Parties' Course of Conduct
The court examined the defendants’ assertion that Kroner’s acceptance of payments deviating from the strict terms of the note created an equitable estoppel against foreclosure. The defendants argued that their understanding of the payment arrangement, which allowed payments when condominium units were sold rather than according to the original schedule, should prevent Kroner from asserting default. However, the court pointed out that the explicit language in the mortgage note indicated that failure to enforce strict payment compliance did not waive Kroner’s right to seek foreclosure. This provision established that any leniency shown by the lender did not affect their ultimate rights under the agreement. Thus, even if payments were accepted outside of the stipulated terms, Kroner retained the right to seek legal remedies for default.
Conflict of Interest Argument
The defendants also raised concerns regarding a conflict of interest stemming from the personal relationship between Daniel Bodner, a member of M&B, and Hagit Bodner, a partner at Kroner. They claimed that this relationship constituted a breach of fiduciary duty and warranted a reconsideration of Kroner’s right to foreclose. However, the court clarified that the relationship between a lender and a borrower is not inherently fiduciary in nature and does not generally impose duties beyond those outlined in the contractual agreement. The court found no factual basis to conclude that Kroner had a duty to disclose the specifics of the Bodners' marriage, asserting that the relationship did not affect the rights of Kroner under the loan agreement. Consequently, this argument did not provide sufficient grounds to contest the summary judgment.
Disclosure of Business Relationships
In addressing the defendants' claim that the Affiliated Business Arrangement Disclosure Statement provided by Kroner was inadequate, the court maintained that the disclosure adequately informed M&B of the business relationship. The defendants argued that further disclosure about the Bodners’ marriage should have been made, which they believed would impact the legitimacy of the transaction.
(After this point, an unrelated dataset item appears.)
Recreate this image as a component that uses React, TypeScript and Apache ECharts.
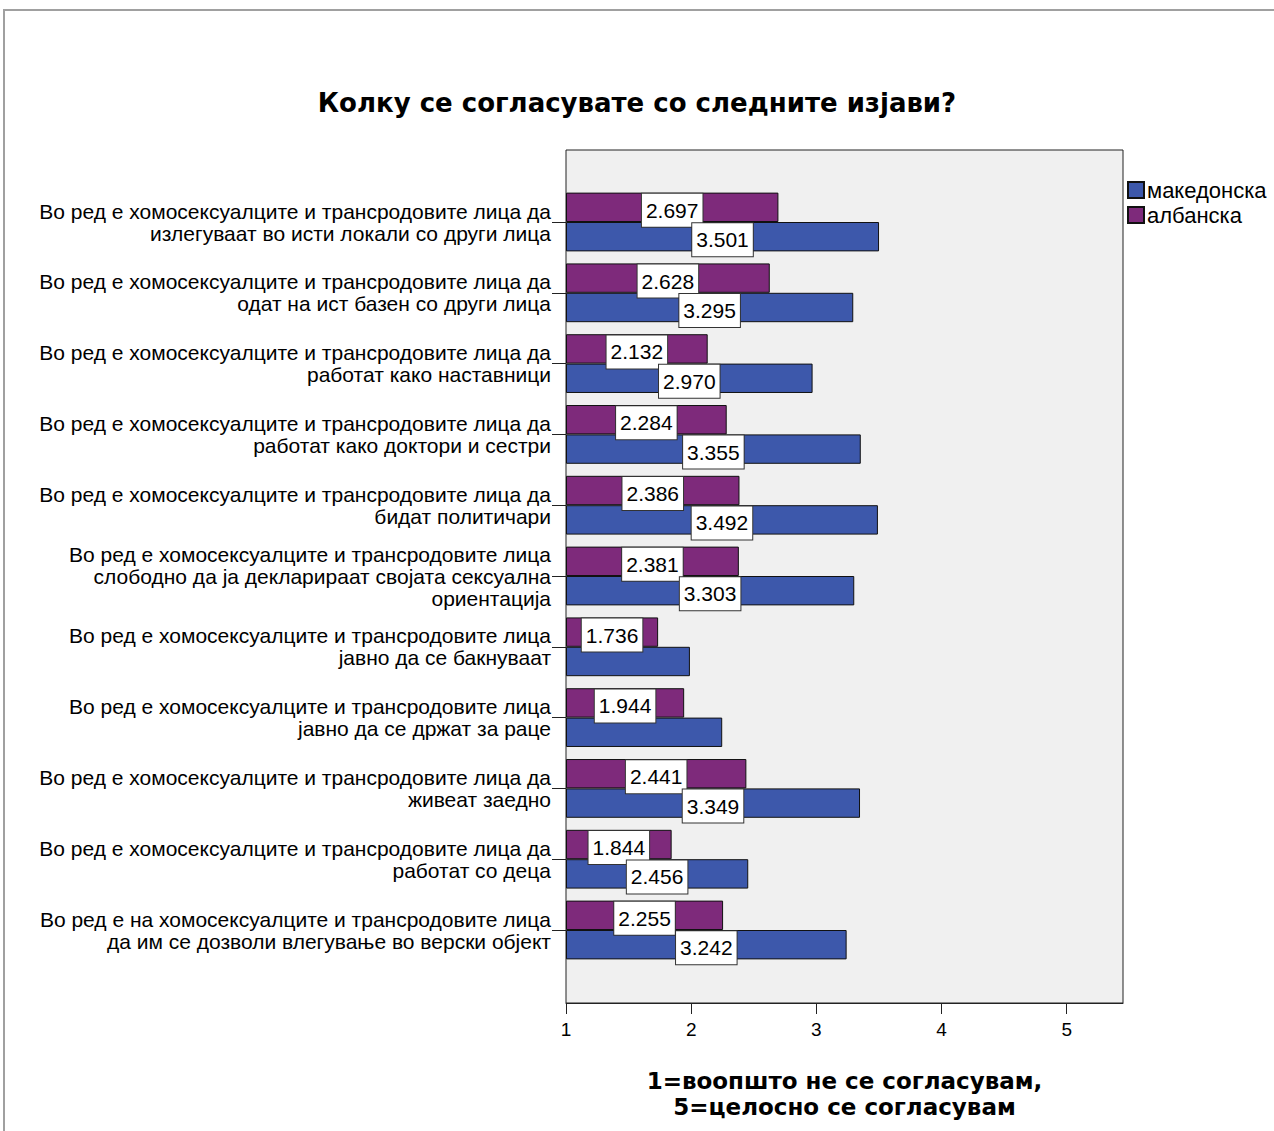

The court noted that the question of whether Kroner had a legal duty to disclose such personal details was a matter of law. It emphasized that creditors do not typically have fiduciary responsibilities towards debtors, thus supporting the conclusion that the existing disclosure sufficed under the circumstances. The appellate court determined that the argument regarding inadequate disclosure did not undermine Kroner's rights, reinforcing the validity of the foreclosure action.
Conclusion of the Court
Ultimately, the Appellate Division affirmed the trial court's orders, concluding that the defendants failed to demonstrate any genuine issues of material fact that would justify reversing the summary judgment. The court highlighted that Kroner’s rights to foreclose remained intact despite the defendants’ claims of equitable estoppel and conflicts of interest. The explicit terms outlined in the mortgage note protected Kroner’s ability to pursue foreclosure regardless of the payment arrangements that had been informally established. Furthermore, the relationship between the Bodners did not establish any legal duties that would negate the foreclosure rights of Kroner. As a result, the court upheld the trial court’s decisions, confirming the legitimacy of Kroner’s claim and the subsequent judgment.